Voor mij zijn Bens lessen ook leerzaam: pizzadozen mogen vanwege het vet niet bij het oud papier, potjes van pindakaas moeten apart van het deksel. En als we vis eten, eten we ook plastic: een creditcard per week. Het wordt mij steeds duidelijker dat we er een enorme rotzooi van hebben gemaakt. Dat kun je ons individueel aanrekenen, maar het is helaas ook een ernstige systeem- en waardenfout. Vrijheid blijheid gaat niet meer op. Ik begin medelijden te krijgen met de kleuters die wij zo’n wereld met PFAS en pesticiden nalaten. Ik radicaliseer. En terecht.

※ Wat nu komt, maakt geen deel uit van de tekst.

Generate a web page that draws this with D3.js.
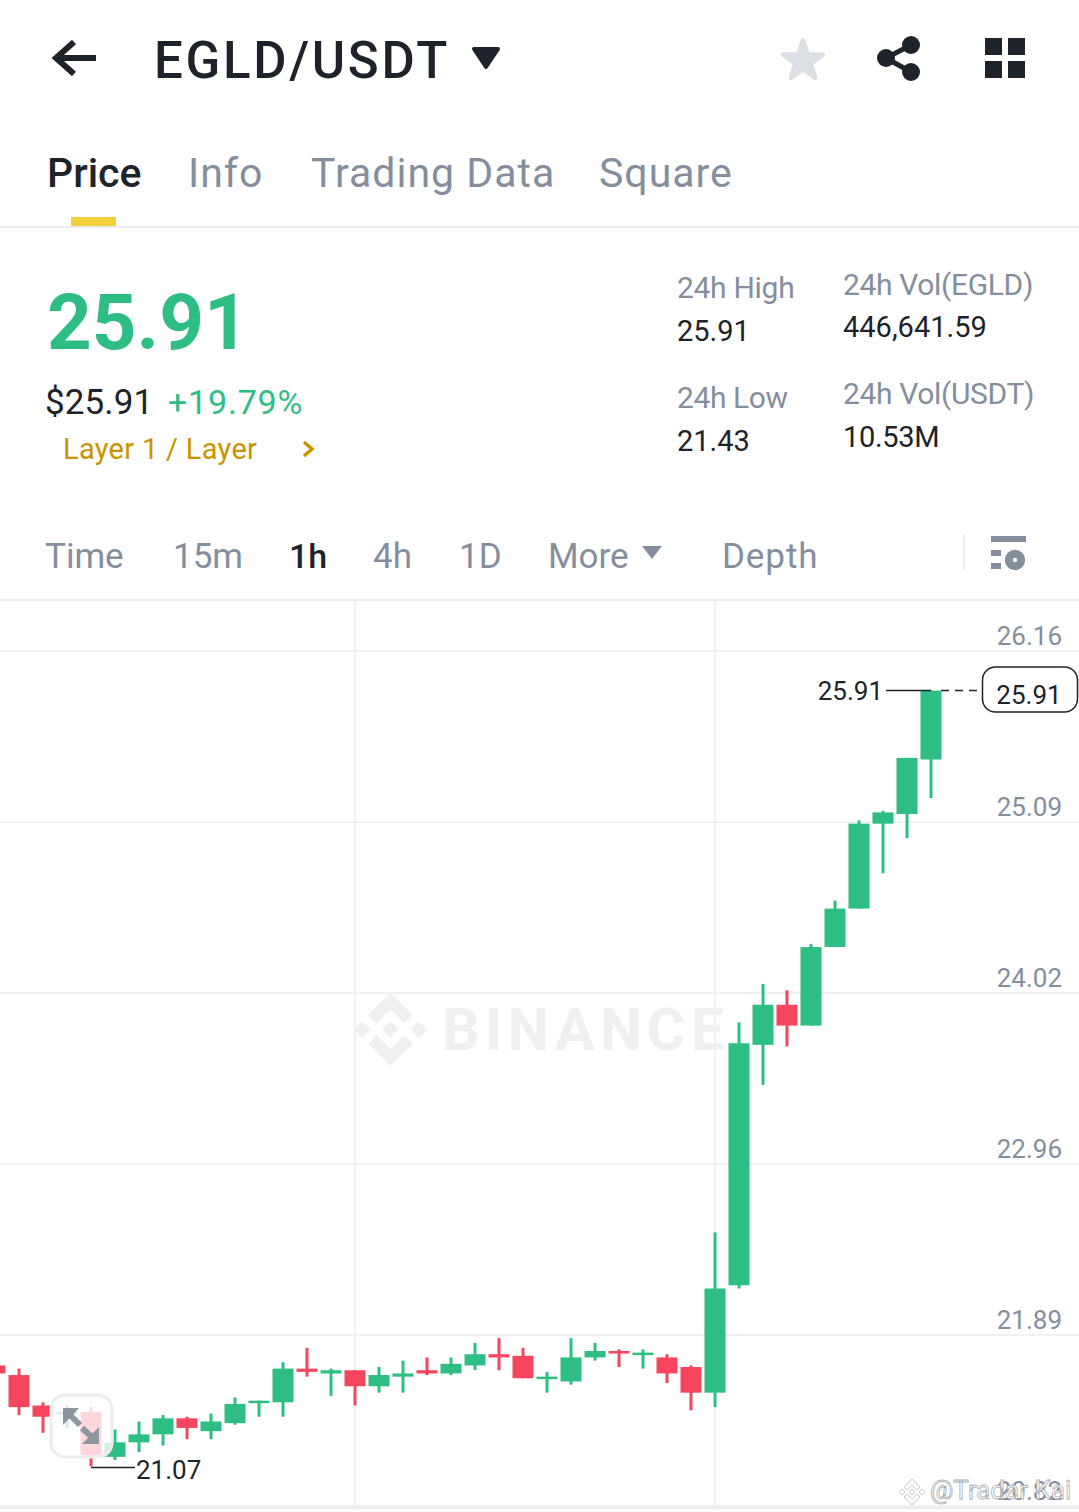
<!DOCTYPE html>
<html>
<head>
<meta charset="utf-8">
<script src="https://cdn.jsdelivr.net/npm/d3@7"></script>
<style>
  html, body { margin: 0; background: #fff; }
  svg { display: block; }
  text { font-family: Roboto, sans-serif; }
</style>
</head>
<body>
<div id="chart"></div>
<script>
// hourly candles, left to right
var open  = [21.70,21.64,21.45,21.40,21.41,21.13,21.22,21.27,21.37,21.29,21.34,21.47,21.47,21.68,21.65,21.67,21.57,21.63,21.67,21.65,21.70,21.77,21.76,21.62,21.60,21.75,21.79,21.77,21.75,21.69,21.53,22.20,23.70,23.95,23.82,24.31,24.55,25.08,25.14,25.48];
var high  = [21.70,21.68,21.47,21.45,21.44,21.30,21.35,21.39,21.38,21.40,21.50,21.48,21.72,21.81,21.68,21.67,21.69,21.73,21.75,21.75,21.84,21.87,21.81,21.66,21.87,21.84,21.80,21.80,21.77,21.70,22.53,23.84,24.08,24.04,24.33,24.60,25.10,25.16,25.49,25.91];
var low   = [21.65,21.39,21.28,21.31,21.07,21.11,21.16,21.20,21.24,21.24,21.33,21.38,21.38,21.63,21.51,21.45,21.53,21.53,21.64,21.64,21.67,21.67,21.62,21.53,21.58,21.73,21.69,21.68,21.59,21.42,21.44,22.18,23.45,23.69,23.82,24.31,24.55,24.77,24.99,25.24];
var close = [21.65,21.44,21.38,21.41,21.14,21.22,21.27,21.37,21.31,21.35,21.46,21.48,21.68,21.66,21.67,21.57,21.64,21.65,21.65,21.71,21.77,21.75,21.62,21.63,21.75,21.79,21.78,21.78,21.65,21.53,22.18,23.71,23.95,23.82,24.31,24.55,25.08,25.15,25.49,25.91];

var priceTicks = [26.157,25.09,24.023,22.957,21.89,20.823];
var timeGrid = [15,30]; // candle index where the vertical lines sit

var tabs = ["Price","Info","Trading Data","Square"];
var tabX = [47,188,311,599];
var periods = ["Time","15m","1h","4h","1D","More","Depth"];
var periodX = [45,173,289,373,459,548,722];

var green = "#2ebd85", red = "#f6465d", ink = "#1e2329", grey = "#848e9c", line = "#eaecef";
var logoPath = "M38.73 53.2l24.59-24.58 24.6 24.6 14.3-14.31L63.32 0l-38.9 38.9zM0 63.31l14.3-14.31 14.31 14.31-14.31 14.3zM38.73 73.41l24.59 24.59 24.6-24.6 14.31 14.29-38.9 38.91-38.91-38.88v-.03zM98.28 63.32l14.3-14.31 14.31 14.3-14.31 14.32zM77.83 63.3L63.32 48.78 52.59 59.51l-1.24 1.23-2.54 2.54 14.51 14.5 14.51-14.47z";

var svg = d3.select("#chart").append("svg").attr("width", 1079).attr("height", 1512);

function label(str, x, y, size, fill, weight, anchor, spacing) {
    return svg.append("text").attr("x", x).attr("y", y)
        .attr("font-size", size).attr("fill", fill)
        .attr("font-weight", weight || 400)
        .attr("text-anchor", anchor || "start")
        .attr("letter-spacing", spacing || 0)
        .text(str);
}

// header
svg.append("path").attr("d", "M96 58H56M74 42L56 58L74 74")
    .attr("fill", "none").attr("stroke", ink).attr("stroke-width", 6);
label("EGLD/USDT", 154, 78, 51, ink, 500, "start", 2.7);
svg.append("path").attr("d", "M474 49H498L486 67Z").attr("fill", ink).attr("stroke", ink).attr("stroke-width", 4).attr("stroke-linejoin", "round");

svg.append("path").attr("d", d3.symbol().type(d3.symbolStar).size(470))
    .attr("transform", "translate(803,61)")
    .attr("fill", "#dcdfe3").attr("stroke", "#dcdfe3").attr("stroke-width", 5).attr("stroke-linejoin", "round");

svg.append("path").attr("d", "M911 45L886 58L911 72").attr("fill", "none").attr("stroke", ink).attr("stroke-width", 5);
[[911,45],[886,58],[911,72]].forEach(function (p) {
    svg.append("circle").attr("cx", p[0]).attr("cy", p[1]).attr("r", 9).attr("fill", ink);
});
[[985,38],[1008,38],[985,61],[1008,61]].forEach(function (p) {
    svg.append("rect").attr("x", p[0]).attr("y", p[1]).attr("width", 17).attr("height", 17).attr("fill", ink);
});

// tabs
tabs.forEach(function (t, i) {
    label(t, tabX[i], 187, 41, i == 0 ? ink : grey, i == 0 ? 500 : 400, "start", i == 0 ? 0 : 1);
});
svg.append("rect").attr("x", 71).attr("y", 217).attr("width", 45).attr("height", 9).attr("fill", "#f3cf3c");
svg.append("rect").attr("x", 0).attr("y", 226).attr("width", 1079).attr("height", 2).attr("fill", line);

// price block
label("25.91", 47, 349, 78, green, 700);
label("$25.91", 45, 414, 35, ink, 400, "start", 0.1);
label("+19.79%", 168, 414, 34, green, 400, "start", 0.8);
label("Layer 1 / Layer", 63, 459, 29, "#c99400", 400, "start", 0.3);
svg.append("path").attr("d", "M304 442L312 449L304 456").attr("fill", "none").attr("stroke", "#c99400").attr("stroke-width", 3.5);

label("24h High", 677, 298, 30, grey, 400, "start", -0.3);
label("25.91", 677, 341, 29, ink);
label("24h Low", 677, 408, 30, grey, 400, "start", -0.4);
label("21.43", 677, 451, 29, ink);
label("24h Vol(EGLD)", 843, 295, 30, grey, 400, "start", -0.35);
label("446,641.59", 843, 337, 29, ink);
label("24h Vol(USDT)", 843, 404, 30, grey, 400, "start", -0.35);
label("10.53M", 843, 447, 29, ink, 400, "start", -0.3);

// period row
periods.forEach(function (p, i) {
    var on = p == "1h";
    label(p, periodX[i], 568, on ? 34 : 35, on ? ink : grey, on ? 500 : 400, "start", p == "Depth" ? 0.9 : 0);
});
svg.append("path").attr("d", "M642 546H662L652 559Z").attr("fill", grey);
svg.append("rect").attr("x", 963).attr("y", 535).attr("width", 2).attr("height", 35).attr("fill", line);
svg.append("rect").attr("x", 991).attr("y", 536).attr("width", 35).attr("height", 6).attr("fill", grey);
svg.append("rect").attr("x", 991).attr("y", 550).attr("width", 10).attr("height", 6).attr("fill", grey);
svg.append("rect").attr("x", 991).attr("y", 563).attr("width", 10).attr("height", 6).attr("fill", grey);
svg.append("path").attr("d", d3.symbol().type(d3.symbolCircle).size(120))
    .attr("transform", "translate(1015,560)").attr("fill", "#fff").attr("stroke", grey).attr("stroke-width", 8);
svg.append("rect").attr("x", 0).attr("y", 599).attr("width", 1079).attr("height", 2).attr("fill", line);

// chart
var x = d3.scaleLinear().domain([0, open.length - 1]).range([-5, 931]);
var y = d3.scaleLinear().domain([priceTicks[5], priceTicks[0]]).range([1506, 651]);

svg.append("g").selectAll("line").data(timeGrid).enter().append("line")
    .attr("x1", function (d) { return x(d); }).attr("x2", function (d) { return x(d); })
    .attr("y1", 600).attr("y2", 1507)
    .attr("stroke", line).attr("stroke-width", 1.5);
svg.append("g").selectAll("line").data(priceTicks).enter().append("line")
    .attr("x1", 0).attr("x2", 1079)
    .attr("y1", function (d) { return y(d); }).attr("y2", function (d) { return y(d); })
    .attr("stroke", line).attr("stroke-width", 1.5);

svg.append("path").attr("d", logoPath)
    .attr("transform", "translate(354,993) scale(0.575)").attr("fill", "#eef0f1");
label("BINANCE", 442, 1050, 59, "#eef0f1", 700, "start", 5.3);

var candles = svg.append("g").selectAll("g").data(open).enter().append("g")
    .attr("fill", function (d, i) { return close[i] >= open[i] ? green : red; });
candles.append("rect")
    .attr("x", function (d, i) { return x(i) - 1.5; })
    .attr("width", 3)
    .attr("y", function (d, i) { return y(high[i]); })
    .attr("height", function (d, i) { return y(low[i]) - y(high[i]); });
candles.append("rect")
    .attr("x", function (d, i) { return x(i) - 10.5; })
    .attr("width", 21)
    .attr("y", function (d, i) { return y(Math.max(open[i], close[i])); })
    .attr("height", function (d, i) { return Math.max(Math.abs(y(open[i]) - y(close[i])), 2.5); });

// price axis, labels sit just above their grid line
var axis = svg.append("g").attr("transform", "translate(1062,0)")
    .call(d3.axisLeft(y).tickValues(priceTicks).tickFormat(d3.format(".2f")).tickSize(0));
axis.select(".domain").remove();
axis.selectAll("text").attr("x", 0).attr("dy", -6.5).attr("font-size", 26)
    .attr("fill", grey).attr("font-family", "Roboto, sans-serif");

// last, high and low markers
var last = close.length - 1, lowIdx = low.indexOf(d3.min(low));
svg.append("line").attr("x1", 886).attr("x2", x(last)).attr("y1", y(high[last])).attr("y2", y(high[last]))
    .attr("stroke", ink).attr("stroke-width", 1.5);
label(d3.format(".2f")(high[last]), 883, 700, 26, ink, 400, "end");
svg.append("line").attr("x1", x(last) + 10).attr("x2", 982).attr("y1", y(close[last])).attr("y2", y(close[last]))
    .attr("stroke", ink).attr("stroke-width", 1.5).attr("stroke-dasharray", "8 6");
svg.append("rect").attr("x", 982.5).attr("y", 667).attr("width", 95).attr("height", 45).attr("rx", 13)
    .attr("fill", "#fff").attr("stroke", ink).attr("stroke-width", 1.5);
label(d3.format(".2f")(close[last]), 1029, 704, 26, ink, 400, "middle");
svg.append("line").attr("x1", x(lowIdx)).attr("x2", 135).attr("y1", y(low[lowIdx]) + 1).attr("y2", y(low[lowIdx]) + 1)
    .attr("stroke", ink).attr("stroke-width", 1.5);
label(d3.format(".2f")(low[lowIdx]), 136, 1479, 26, ink);

// expand button over the candles
svg.append("rect").attr("x", 51).attr("y", 1395).attr("width", 61).attr("height", 62).attr("rx", 14)
    .attr("fill", "#fff").attr("fill-opacity", 0.78).attr("stroke", "#ecedef").attr("stroke-width", 3);
svg.append("path").attr("d", "M63 1408H79L63 1425Z M99 1444H82L99 1427Z").attr("fill", "#8f95a0");
svg.append("path").attr("d", "M68 1413L80 1425M94 1439L82 1428")
    .attr("fill", "none").attr("stroke", "#8f95a0").attr("stroke-width", 6);

// reposted-by stamp in the corner
svg.append("path").attr("d", logoPath)
    .attr("transform", "translate(899,1479) scale(0.205)")
    .attr("fill", "#fff").attr("stroke", "#b9bcc1").attr("stroke-width", 4);
label("@Tradar Kai", 930, 1499, 26, "#fff").attr("stroke", "#a9adb3").attr("stroke-width", 0.8);

svg.append("rect").attr("x", 0).attr("y", 1507).attr("width", 1079).attr("height", 2).attr("fill", line);
</script>
</body>
</html>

Diezelfde week ga ik met mijn zoon lunchen in Utrecht. Hij groeit ook in deze wereld op, die hij mooier probeert te maken met allerlei knutselwerkjes. En die geleid wordt door politici die denken dat we nog wel even door kunnen gaan met fossiele brandstoffen en uitputting van de aarde. Nee, vrolijker ben ik er niet op geworden. Onbegrijpelijk voor mijn zoon zie ik in verfspetters op een betonnen muur een abstracte foto die ik zelf mooi noem:
Hij vindt het maar raar. En eigenlijk is het ook wel raar dat ik in iets rommeligs of smerigs iets moois zie. Het ongewone zien in het gewone, is mijn bijbehorende fotografische visie. Ik compenseer het misschien door zwerfvuil op te ruimen. Probeer ik iets positief te maken dat negatief is?